> Exercise prompt: Return all lines from the listing below in which the string "document" occurs.

> Provided entries:

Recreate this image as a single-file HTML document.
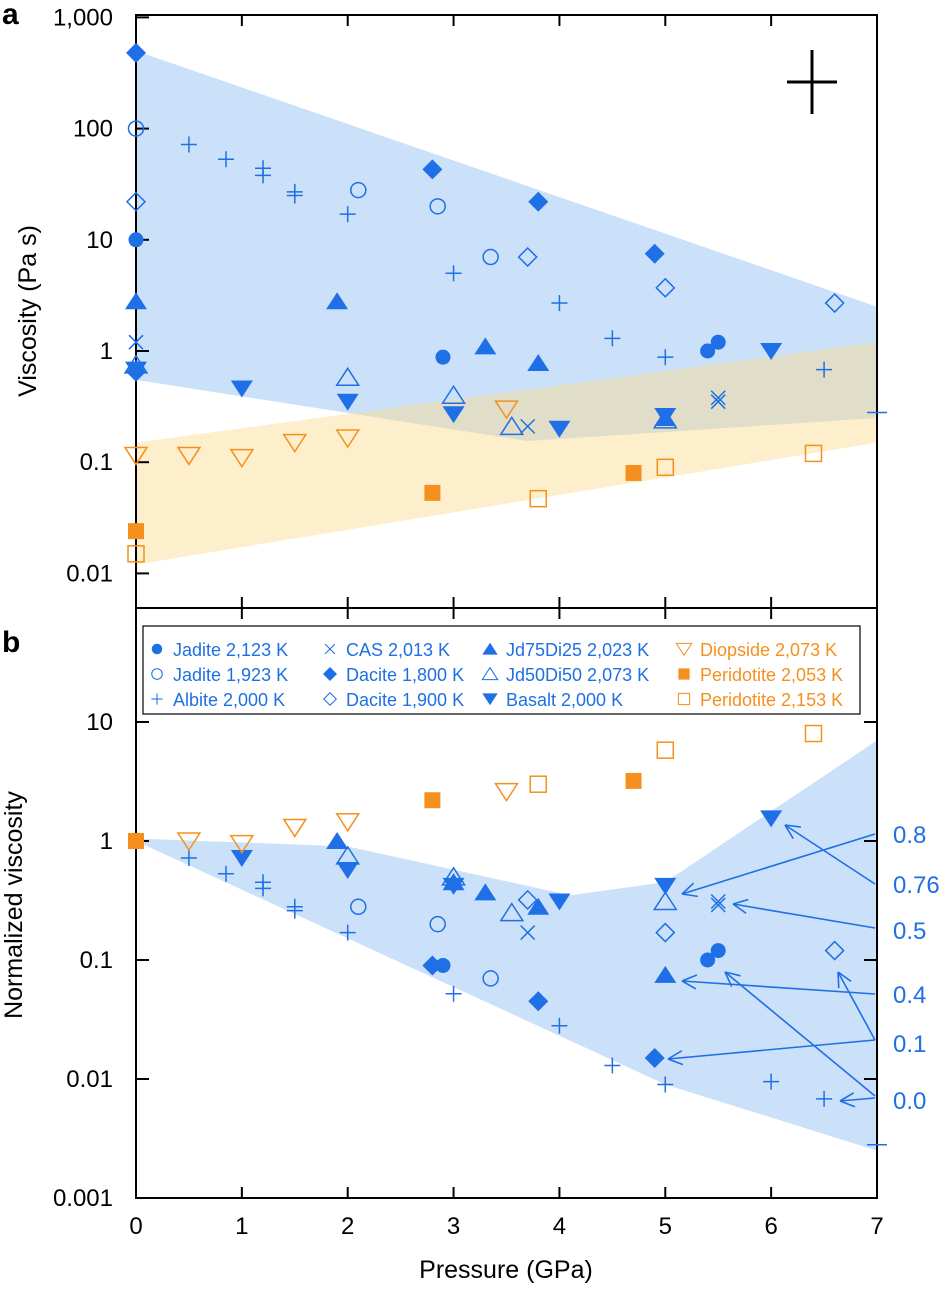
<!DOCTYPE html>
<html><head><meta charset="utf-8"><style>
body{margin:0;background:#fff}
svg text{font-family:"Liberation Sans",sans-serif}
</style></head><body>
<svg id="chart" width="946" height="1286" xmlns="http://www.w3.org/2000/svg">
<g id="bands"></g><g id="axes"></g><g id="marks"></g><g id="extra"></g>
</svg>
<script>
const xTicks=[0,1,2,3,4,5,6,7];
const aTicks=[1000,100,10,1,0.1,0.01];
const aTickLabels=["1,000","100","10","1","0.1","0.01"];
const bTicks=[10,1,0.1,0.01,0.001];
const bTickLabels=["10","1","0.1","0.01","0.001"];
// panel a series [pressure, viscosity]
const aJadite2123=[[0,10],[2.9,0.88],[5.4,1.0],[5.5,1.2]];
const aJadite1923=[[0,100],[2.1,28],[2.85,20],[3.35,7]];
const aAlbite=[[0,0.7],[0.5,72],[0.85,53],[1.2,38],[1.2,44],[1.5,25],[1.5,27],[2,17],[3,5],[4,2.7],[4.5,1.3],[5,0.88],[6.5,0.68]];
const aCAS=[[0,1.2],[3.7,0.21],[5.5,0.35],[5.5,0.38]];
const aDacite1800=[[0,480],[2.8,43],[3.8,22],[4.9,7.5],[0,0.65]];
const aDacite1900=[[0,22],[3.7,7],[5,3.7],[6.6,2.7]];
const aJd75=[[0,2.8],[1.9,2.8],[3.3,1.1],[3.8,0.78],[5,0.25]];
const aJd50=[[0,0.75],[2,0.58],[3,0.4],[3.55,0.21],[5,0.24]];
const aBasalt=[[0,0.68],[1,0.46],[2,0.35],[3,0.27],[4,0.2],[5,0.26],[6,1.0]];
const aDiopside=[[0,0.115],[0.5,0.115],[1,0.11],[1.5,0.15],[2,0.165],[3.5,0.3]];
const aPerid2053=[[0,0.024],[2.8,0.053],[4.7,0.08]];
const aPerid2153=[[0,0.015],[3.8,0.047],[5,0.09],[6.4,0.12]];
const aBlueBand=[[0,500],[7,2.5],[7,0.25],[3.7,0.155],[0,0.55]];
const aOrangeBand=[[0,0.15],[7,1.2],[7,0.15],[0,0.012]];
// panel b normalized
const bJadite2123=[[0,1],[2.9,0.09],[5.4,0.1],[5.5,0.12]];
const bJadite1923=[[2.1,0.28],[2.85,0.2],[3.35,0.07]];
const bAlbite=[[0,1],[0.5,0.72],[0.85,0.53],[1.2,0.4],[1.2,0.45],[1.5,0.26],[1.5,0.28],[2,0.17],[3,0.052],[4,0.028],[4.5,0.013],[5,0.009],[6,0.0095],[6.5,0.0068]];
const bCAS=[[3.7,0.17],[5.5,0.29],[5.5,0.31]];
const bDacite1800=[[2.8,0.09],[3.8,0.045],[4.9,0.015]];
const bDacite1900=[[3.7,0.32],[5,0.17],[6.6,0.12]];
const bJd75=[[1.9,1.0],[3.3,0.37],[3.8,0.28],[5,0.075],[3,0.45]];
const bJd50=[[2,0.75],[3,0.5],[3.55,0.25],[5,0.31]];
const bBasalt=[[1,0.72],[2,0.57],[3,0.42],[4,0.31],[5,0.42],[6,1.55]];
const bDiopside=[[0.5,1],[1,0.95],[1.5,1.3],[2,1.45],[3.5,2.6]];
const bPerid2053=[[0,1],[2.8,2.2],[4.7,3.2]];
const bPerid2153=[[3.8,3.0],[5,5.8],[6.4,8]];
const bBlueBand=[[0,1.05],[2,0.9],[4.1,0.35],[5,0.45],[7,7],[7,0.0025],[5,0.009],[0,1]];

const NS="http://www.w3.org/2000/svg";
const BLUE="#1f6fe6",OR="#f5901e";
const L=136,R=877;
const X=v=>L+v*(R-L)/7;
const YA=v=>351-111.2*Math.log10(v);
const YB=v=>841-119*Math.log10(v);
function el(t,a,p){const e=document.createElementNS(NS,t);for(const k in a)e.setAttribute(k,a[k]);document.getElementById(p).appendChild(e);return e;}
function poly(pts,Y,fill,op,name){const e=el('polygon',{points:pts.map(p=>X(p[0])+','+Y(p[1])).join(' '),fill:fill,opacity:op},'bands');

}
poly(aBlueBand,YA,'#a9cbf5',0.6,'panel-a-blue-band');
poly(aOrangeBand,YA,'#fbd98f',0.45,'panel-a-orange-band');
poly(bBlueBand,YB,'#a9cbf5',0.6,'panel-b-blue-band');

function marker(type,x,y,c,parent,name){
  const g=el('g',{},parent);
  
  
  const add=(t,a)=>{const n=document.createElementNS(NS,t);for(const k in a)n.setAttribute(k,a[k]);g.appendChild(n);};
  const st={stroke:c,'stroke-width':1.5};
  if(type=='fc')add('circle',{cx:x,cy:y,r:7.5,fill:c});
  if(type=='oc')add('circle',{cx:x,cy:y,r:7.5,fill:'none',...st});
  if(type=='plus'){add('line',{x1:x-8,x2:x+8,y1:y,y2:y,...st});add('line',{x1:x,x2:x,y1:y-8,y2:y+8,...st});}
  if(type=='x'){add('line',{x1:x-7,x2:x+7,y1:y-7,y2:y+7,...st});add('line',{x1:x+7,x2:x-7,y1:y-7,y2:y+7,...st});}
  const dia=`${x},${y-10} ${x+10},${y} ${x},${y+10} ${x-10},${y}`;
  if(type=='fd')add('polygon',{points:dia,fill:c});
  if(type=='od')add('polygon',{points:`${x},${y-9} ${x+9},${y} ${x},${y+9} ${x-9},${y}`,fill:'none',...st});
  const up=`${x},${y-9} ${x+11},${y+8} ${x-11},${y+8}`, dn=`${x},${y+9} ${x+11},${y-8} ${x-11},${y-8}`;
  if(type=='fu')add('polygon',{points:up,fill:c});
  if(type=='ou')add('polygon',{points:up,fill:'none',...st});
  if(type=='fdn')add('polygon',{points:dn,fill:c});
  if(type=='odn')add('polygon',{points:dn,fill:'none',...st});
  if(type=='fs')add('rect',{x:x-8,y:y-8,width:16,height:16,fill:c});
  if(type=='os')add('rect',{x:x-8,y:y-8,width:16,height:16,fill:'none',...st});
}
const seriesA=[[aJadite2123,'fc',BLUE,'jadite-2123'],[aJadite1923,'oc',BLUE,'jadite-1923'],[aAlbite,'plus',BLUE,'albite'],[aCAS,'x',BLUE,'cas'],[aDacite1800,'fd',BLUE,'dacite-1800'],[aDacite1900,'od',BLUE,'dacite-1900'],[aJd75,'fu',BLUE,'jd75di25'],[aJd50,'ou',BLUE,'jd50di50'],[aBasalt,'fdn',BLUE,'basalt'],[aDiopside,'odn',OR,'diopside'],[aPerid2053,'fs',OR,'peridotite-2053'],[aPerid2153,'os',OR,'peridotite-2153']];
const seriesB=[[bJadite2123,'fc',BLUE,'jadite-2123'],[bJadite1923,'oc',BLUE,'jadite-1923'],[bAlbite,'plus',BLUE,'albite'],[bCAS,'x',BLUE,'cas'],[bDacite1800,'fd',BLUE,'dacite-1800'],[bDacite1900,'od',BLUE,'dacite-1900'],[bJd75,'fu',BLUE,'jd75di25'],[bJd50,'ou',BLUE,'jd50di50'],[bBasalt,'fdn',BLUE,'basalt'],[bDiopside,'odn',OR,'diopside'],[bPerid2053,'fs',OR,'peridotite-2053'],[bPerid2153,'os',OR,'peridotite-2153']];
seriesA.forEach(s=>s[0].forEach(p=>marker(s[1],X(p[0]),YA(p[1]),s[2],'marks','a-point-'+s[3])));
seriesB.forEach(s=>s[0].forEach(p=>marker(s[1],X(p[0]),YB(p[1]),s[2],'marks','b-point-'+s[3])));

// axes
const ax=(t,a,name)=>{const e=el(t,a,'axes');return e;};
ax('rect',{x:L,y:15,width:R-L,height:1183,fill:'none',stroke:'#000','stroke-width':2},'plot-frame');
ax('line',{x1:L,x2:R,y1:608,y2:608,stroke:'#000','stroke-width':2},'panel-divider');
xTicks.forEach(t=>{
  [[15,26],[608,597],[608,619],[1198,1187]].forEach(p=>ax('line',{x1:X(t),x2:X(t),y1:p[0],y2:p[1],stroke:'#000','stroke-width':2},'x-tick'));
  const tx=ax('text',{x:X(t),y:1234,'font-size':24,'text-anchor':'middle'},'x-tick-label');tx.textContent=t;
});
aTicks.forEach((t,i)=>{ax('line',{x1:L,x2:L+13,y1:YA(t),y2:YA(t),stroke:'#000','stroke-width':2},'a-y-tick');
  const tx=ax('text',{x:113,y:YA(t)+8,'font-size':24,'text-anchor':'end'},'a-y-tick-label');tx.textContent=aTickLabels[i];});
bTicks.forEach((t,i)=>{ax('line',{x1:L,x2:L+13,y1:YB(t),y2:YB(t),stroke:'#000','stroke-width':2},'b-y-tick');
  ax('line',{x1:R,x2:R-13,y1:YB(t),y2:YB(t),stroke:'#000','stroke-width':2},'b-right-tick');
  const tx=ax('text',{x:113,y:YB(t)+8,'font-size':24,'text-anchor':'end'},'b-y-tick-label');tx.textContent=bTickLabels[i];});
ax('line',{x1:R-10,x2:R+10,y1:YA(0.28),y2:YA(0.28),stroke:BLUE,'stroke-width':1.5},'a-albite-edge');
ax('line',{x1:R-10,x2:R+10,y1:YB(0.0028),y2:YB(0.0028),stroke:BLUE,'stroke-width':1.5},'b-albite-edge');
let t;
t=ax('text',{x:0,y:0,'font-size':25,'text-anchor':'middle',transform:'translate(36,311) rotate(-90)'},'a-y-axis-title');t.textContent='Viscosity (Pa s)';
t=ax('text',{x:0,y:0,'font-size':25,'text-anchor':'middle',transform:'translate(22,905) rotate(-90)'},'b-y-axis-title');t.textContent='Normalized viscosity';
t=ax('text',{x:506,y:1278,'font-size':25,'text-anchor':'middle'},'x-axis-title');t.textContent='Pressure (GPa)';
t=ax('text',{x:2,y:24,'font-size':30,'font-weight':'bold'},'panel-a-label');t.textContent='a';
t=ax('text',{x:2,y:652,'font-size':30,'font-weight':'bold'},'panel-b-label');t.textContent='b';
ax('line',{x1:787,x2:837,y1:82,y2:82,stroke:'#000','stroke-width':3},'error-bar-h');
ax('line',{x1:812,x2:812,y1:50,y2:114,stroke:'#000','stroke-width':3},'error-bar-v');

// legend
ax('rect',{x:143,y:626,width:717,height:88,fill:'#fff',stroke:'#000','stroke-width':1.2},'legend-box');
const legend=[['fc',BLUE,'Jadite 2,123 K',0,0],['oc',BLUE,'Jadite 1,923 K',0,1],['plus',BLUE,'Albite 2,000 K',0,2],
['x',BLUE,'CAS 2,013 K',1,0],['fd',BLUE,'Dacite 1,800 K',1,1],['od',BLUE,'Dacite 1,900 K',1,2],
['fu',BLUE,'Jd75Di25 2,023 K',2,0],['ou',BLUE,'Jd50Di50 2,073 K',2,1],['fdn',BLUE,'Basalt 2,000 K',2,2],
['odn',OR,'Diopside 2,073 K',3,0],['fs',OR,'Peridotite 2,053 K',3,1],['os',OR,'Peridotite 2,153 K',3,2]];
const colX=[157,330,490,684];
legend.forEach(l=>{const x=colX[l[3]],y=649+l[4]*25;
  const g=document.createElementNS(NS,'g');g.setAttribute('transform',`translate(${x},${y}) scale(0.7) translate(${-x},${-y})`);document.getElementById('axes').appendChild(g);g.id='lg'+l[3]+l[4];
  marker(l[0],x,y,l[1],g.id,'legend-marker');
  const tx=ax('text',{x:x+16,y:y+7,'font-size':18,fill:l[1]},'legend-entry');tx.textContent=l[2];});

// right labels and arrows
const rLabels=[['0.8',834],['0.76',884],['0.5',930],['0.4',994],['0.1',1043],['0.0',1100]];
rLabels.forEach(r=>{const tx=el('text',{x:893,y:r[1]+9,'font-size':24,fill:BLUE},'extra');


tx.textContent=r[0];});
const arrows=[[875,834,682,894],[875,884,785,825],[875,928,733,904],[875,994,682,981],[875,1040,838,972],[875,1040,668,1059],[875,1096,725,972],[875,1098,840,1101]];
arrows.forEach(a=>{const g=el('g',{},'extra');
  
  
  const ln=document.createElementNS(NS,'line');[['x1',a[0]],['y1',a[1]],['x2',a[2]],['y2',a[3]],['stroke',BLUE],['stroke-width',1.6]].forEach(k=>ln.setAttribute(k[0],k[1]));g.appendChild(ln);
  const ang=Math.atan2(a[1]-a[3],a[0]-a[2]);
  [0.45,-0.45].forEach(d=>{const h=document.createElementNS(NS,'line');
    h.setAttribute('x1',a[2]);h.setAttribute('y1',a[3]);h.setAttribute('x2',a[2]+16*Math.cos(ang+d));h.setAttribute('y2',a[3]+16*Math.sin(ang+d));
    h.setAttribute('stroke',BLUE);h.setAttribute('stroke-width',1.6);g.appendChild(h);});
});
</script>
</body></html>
* * *
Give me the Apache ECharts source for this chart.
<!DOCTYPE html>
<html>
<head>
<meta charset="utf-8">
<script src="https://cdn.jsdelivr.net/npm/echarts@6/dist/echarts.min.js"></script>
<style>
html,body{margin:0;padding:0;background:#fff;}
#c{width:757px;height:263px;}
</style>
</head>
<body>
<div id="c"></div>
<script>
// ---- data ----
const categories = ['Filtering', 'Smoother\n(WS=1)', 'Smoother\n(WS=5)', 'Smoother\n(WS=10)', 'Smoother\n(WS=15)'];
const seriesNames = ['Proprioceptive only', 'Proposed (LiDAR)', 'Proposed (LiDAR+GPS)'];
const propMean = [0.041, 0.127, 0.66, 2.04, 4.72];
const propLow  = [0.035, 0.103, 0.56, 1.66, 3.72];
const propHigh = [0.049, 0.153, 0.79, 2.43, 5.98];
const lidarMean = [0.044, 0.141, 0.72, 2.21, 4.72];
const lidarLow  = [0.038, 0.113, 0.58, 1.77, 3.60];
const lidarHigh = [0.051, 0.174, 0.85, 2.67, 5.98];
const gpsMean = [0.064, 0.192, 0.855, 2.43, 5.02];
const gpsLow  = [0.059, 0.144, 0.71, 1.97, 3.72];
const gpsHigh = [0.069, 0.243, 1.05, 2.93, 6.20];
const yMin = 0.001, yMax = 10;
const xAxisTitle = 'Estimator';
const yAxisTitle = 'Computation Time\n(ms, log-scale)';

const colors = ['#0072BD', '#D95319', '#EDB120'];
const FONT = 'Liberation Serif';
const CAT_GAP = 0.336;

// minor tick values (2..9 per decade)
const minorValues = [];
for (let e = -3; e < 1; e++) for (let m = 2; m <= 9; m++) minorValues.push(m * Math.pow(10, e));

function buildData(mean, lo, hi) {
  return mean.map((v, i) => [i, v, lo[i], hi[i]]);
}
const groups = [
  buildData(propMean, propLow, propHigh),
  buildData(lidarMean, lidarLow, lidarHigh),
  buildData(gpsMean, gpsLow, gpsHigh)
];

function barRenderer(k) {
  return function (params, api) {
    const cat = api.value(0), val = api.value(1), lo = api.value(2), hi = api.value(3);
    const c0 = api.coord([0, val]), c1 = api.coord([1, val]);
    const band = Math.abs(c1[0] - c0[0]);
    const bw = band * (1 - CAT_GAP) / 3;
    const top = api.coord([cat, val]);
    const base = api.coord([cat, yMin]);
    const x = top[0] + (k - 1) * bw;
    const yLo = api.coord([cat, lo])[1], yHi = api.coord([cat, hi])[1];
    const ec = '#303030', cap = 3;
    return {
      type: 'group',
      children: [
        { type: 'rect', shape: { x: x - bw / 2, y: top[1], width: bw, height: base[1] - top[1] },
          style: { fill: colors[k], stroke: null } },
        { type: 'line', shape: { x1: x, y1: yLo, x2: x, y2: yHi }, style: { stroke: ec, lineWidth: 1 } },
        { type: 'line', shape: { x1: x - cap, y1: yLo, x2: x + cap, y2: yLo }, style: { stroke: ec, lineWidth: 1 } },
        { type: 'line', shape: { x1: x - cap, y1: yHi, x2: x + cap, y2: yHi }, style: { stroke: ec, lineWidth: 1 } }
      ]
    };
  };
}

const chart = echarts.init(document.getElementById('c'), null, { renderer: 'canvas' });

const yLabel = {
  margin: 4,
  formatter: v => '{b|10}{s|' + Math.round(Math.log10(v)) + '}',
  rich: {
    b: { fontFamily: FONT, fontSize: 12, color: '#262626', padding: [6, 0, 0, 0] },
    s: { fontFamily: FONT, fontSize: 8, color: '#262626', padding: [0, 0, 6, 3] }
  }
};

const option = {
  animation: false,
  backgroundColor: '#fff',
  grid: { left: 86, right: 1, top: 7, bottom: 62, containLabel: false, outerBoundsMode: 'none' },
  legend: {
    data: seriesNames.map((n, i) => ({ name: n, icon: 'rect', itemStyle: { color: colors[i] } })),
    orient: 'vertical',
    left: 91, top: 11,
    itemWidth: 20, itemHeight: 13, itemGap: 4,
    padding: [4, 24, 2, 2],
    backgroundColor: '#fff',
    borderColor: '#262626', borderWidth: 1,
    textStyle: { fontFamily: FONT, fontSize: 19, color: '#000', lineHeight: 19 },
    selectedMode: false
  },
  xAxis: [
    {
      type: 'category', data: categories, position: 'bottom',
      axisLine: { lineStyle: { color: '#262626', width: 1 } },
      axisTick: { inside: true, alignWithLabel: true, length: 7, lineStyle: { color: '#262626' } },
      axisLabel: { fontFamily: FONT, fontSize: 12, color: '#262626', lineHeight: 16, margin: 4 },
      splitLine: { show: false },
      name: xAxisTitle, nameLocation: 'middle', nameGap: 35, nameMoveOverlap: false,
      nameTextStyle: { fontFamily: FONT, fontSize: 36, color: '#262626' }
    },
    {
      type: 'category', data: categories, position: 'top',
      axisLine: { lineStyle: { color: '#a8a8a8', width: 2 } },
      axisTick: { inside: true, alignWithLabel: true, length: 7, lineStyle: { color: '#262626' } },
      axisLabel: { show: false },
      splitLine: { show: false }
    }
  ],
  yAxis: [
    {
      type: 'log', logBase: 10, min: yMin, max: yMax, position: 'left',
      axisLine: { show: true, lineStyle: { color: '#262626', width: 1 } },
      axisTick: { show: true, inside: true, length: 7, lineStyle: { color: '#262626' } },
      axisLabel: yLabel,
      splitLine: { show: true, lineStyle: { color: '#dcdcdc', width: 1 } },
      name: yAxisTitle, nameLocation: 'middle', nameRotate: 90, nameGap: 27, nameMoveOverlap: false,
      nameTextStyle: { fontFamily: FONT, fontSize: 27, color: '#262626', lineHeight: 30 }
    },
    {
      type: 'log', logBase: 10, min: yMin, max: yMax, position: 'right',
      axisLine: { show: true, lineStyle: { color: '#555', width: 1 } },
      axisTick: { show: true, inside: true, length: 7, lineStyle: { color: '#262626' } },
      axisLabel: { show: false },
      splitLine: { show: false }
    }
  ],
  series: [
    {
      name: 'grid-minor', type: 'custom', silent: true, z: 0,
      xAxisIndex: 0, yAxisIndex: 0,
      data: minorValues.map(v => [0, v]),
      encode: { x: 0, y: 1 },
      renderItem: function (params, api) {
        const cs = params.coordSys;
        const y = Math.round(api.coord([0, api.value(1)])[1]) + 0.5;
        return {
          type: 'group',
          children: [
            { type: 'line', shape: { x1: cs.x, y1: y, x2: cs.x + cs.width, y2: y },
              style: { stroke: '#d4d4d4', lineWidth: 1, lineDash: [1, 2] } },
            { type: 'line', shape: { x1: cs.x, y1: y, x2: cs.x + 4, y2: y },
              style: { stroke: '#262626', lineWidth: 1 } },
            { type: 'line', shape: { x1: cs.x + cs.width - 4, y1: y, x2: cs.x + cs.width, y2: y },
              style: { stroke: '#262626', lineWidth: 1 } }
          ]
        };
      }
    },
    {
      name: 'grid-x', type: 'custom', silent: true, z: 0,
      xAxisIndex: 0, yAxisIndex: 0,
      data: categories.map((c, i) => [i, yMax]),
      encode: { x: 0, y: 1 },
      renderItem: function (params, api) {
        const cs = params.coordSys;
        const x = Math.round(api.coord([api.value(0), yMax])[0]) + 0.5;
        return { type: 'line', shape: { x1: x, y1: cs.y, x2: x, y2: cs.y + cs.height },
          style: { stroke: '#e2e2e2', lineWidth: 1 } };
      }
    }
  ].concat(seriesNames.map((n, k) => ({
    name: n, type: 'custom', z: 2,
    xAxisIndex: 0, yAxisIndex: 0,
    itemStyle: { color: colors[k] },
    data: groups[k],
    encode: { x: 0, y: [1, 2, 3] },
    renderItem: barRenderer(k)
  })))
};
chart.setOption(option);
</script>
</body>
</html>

> Response to the task:
Recreate this image as a single-file HTML document.
function el(t,a,p){const e=document.createElementNS(NS,t);for(const k in a)e.setAttribute(k,a[k]);document.getElementById(p).appendChild(e);return e;}
  const add=(t,a)=>{const n=document.createElementNS(NS,t);for(const k in a)n.setAttribute(k,a[k]);g.appendChild(n);};
  const g=document.createElementNS(NS,'g');g.setAttribute('transform',`translate(${x},${y}) scale(0.7) translate(${-x},${-y})`);document.getElementById('axes').appendChild(g);g.id='lg'+l[3]+l[4];
  const ln=document.createElementNS(NS,'line');[['x1',a[0]],['y1',a[1]],['x2',a[2]],['y2',a[3]],['stroke',BLUE],['stroke-width',1.6]].forEach(k=>ln.setAttribute(k[0],k[1]));g.appendChild(ln);
  [0.45,-0.45].forEach(d=>{const h=document.createElementNS(NS,'line');
const chart = echarts.init(document.getElementById('c'), null, { renderer: 'canvas' });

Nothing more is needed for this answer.